MLIM Performance Takes Another Hit

May 28, 2002 (PLANSPONSOR.com) - Britain's Co-operative Group sacked Merrill Lynch Investment Management (MLIM) from a 500 million pound ($729 million) account on Friday - and says it may sue for poor investment performance.

The move marked the end of a 30-year relationship, according to Reuters.  “We have been unhappy with Merrill’s investment performance for some time,” Co-op group secretary Nick Eyre said in a brief statement. “In view of the recent exodus of key managers from Merrill’s and following specialist advice, we have decided to dispense with their services.”
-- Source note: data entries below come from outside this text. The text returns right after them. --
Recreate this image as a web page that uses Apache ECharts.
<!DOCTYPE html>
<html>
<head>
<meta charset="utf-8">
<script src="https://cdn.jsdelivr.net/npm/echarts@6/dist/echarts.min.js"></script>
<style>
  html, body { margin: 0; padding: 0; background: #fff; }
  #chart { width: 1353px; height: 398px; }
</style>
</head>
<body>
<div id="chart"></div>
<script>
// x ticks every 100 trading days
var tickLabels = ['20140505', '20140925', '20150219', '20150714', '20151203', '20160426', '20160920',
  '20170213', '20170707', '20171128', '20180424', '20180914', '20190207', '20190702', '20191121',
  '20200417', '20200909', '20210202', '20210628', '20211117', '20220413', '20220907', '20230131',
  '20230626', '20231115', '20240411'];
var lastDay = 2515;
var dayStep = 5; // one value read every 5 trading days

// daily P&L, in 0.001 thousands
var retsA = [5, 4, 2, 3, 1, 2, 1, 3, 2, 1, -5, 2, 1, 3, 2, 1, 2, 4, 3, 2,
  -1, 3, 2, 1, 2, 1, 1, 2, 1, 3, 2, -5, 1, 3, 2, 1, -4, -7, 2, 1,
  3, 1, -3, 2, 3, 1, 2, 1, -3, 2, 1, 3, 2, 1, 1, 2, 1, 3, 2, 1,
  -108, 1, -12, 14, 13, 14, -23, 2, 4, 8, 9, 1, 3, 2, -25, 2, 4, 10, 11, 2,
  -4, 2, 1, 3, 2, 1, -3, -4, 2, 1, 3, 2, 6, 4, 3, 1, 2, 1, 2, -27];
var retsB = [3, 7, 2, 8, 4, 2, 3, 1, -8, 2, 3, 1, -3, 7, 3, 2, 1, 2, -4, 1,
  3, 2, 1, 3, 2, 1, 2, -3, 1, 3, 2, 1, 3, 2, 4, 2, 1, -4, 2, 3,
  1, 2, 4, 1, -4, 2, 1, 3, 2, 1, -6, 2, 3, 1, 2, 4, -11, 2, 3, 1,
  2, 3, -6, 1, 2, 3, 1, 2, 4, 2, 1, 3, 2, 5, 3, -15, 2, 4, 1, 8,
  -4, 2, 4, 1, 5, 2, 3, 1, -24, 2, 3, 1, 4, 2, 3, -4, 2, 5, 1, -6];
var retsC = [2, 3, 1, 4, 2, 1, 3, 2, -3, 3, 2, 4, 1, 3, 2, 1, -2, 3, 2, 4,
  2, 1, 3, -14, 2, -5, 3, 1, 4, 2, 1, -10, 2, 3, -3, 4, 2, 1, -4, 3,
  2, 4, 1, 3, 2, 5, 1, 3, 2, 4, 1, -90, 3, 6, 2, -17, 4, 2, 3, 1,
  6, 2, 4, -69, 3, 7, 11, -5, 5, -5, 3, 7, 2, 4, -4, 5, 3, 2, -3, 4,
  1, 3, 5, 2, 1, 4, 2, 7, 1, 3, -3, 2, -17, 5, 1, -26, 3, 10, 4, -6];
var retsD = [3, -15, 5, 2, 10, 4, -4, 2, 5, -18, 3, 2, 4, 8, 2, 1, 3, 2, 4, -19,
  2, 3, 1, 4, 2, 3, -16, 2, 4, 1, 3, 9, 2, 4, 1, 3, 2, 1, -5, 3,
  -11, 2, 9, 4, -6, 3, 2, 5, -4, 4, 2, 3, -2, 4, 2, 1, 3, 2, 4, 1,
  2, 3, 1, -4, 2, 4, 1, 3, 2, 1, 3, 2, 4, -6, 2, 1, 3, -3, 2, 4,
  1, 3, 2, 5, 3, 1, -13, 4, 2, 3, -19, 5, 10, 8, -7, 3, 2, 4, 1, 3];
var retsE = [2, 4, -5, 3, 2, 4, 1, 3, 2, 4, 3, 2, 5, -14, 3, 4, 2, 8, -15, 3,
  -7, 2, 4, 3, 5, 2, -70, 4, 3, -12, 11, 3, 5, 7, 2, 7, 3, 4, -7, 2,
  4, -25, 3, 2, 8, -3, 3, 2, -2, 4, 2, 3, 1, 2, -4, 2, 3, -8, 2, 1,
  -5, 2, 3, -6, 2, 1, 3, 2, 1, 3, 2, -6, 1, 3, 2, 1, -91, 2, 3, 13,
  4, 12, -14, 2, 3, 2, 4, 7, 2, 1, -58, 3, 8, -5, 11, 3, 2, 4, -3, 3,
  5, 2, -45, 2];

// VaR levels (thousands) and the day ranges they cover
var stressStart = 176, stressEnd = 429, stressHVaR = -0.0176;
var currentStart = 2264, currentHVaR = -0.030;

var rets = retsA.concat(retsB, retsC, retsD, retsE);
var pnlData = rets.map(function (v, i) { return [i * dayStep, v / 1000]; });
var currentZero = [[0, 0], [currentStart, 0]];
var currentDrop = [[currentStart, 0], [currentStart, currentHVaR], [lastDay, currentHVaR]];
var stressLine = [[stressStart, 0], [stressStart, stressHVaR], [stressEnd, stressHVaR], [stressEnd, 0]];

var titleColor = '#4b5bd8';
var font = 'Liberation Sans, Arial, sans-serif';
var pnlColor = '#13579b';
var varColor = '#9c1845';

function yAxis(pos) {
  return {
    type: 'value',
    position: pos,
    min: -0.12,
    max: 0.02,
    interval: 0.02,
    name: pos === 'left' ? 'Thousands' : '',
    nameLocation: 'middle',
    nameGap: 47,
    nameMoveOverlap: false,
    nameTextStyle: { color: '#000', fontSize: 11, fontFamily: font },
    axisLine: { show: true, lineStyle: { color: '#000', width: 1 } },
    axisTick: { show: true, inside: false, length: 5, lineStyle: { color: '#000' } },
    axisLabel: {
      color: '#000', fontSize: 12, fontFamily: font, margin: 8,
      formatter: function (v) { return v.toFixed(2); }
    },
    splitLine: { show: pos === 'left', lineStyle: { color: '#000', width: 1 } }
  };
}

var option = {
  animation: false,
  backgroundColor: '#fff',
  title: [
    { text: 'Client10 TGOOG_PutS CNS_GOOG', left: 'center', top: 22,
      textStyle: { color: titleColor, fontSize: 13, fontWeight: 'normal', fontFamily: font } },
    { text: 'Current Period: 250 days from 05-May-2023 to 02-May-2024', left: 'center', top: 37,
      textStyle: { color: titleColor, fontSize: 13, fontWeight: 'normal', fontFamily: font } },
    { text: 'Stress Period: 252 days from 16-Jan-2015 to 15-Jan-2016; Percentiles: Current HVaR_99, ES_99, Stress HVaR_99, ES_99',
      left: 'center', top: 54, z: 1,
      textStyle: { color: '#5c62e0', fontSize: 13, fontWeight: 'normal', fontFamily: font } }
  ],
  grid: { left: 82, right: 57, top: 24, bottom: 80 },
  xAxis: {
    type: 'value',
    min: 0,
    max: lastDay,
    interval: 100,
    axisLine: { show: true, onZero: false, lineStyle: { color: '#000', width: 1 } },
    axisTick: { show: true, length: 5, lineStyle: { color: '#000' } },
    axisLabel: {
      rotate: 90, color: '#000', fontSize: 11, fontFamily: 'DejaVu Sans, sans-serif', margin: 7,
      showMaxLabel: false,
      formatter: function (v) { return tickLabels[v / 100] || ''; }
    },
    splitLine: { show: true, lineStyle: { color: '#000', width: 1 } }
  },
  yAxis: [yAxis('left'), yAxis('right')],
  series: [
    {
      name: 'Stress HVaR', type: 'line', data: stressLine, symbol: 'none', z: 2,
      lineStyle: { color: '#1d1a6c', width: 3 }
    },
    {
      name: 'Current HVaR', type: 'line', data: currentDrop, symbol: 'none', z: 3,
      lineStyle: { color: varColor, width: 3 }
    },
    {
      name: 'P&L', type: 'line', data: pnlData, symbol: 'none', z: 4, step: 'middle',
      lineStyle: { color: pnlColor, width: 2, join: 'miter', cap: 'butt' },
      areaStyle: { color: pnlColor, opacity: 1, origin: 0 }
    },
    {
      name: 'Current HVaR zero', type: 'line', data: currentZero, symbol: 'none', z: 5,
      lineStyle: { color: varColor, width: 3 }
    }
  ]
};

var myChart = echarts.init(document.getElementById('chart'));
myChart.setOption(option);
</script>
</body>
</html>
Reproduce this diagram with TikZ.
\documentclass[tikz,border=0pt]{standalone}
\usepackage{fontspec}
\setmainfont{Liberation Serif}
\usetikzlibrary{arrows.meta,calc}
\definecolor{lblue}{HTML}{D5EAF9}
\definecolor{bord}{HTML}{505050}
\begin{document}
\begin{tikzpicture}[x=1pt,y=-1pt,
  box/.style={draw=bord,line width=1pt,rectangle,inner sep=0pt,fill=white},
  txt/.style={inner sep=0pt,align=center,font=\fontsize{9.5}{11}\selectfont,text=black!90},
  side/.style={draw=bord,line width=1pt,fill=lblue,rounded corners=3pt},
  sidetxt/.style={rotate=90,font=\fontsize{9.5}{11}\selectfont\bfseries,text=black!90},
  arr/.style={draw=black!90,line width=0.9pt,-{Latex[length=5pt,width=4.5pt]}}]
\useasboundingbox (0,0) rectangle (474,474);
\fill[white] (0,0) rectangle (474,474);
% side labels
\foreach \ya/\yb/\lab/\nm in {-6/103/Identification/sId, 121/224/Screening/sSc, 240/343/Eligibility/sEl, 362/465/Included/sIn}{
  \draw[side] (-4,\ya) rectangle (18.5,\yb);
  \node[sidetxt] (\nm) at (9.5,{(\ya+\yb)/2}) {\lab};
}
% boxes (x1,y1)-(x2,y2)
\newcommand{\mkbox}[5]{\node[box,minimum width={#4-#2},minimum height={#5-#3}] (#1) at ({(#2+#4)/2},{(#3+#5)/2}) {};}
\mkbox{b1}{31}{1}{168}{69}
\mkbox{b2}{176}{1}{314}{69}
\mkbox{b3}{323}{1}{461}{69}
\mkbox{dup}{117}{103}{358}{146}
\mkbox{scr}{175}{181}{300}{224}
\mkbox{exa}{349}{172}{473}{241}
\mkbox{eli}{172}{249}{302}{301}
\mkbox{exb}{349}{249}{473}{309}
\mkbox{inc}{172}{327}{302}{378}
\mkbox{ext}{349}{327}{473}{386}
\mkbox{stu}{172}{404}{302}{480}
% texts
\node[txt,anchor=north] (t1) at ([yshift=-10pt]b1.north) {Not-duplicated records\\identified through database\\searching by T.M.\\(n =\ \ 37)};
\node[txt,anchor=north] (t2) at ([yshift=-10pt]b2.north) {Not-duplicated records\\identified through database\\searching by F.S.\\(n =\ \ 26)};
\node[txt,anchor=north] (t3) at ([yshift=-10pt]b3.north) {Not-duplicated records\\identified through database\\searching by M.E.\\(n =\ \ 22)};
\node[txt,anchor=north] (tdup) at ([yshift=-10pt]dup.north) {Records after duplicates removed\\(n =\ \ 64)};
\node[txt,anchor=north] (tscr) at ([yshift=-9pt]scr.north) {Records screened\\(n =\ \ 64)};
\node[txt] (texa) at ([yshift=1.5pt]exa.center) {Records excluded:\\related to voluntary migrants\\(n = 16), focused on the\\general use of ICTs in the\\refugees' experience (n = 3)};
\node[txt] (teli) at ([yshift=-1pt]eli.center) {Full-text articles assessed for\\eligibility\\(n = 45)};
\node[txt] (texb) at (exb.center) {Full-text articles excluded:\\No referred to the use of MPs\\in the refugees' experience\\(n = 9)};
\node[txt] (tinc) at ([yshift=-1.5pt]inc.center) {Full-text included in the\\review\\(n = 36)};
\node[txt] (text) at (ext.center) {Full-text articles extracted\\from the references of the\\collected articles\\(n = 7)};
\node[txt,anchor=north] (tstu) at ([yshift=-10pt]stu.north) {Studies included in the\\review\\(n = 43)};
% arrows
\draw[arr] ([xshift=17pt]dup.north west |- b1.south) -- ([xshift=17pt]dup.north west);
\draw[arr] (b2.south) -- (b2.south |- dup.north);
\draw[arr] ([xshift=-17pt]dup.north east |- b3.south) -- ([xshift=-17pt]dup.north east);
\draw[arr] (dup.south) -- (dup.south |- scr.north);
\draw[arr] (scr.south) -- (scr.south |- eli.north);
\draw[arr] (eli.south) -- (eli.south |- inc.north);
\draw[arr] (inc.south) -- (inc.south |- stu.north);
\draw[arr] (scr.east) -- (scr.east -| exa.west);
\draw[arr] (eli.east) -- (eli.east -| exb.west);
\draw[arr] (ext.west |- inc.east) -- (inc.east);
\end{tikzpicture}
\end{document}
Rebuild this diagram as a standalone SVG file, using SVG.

The Co-op will shift its funds from MLIM to Legal & General Investment Management at the end of May, where they will be run on a “passive” basis tracking stock market indices, according to the report.

Landmark Settlement

Last December MLIM, after eight weeks of legal wrangling in Britain’s High Court, reached a settlement with Unilever in a £130 million negligence suit regarding the management of some £1 billion in assets of the consumer giant’s pension fund between January 1997 and March 1998 (see Merrill, Unilever Fight it out in UK Court ). 

The amount of the settlement, which Merrill Lynch agreed to pay without admitting liability, was not disclosed (see Unilever, Merrill Come to Terms on Landmark Suit ), but was reportedly about £75 million.

MLIM is the top active manager of pension fund assets in the UK.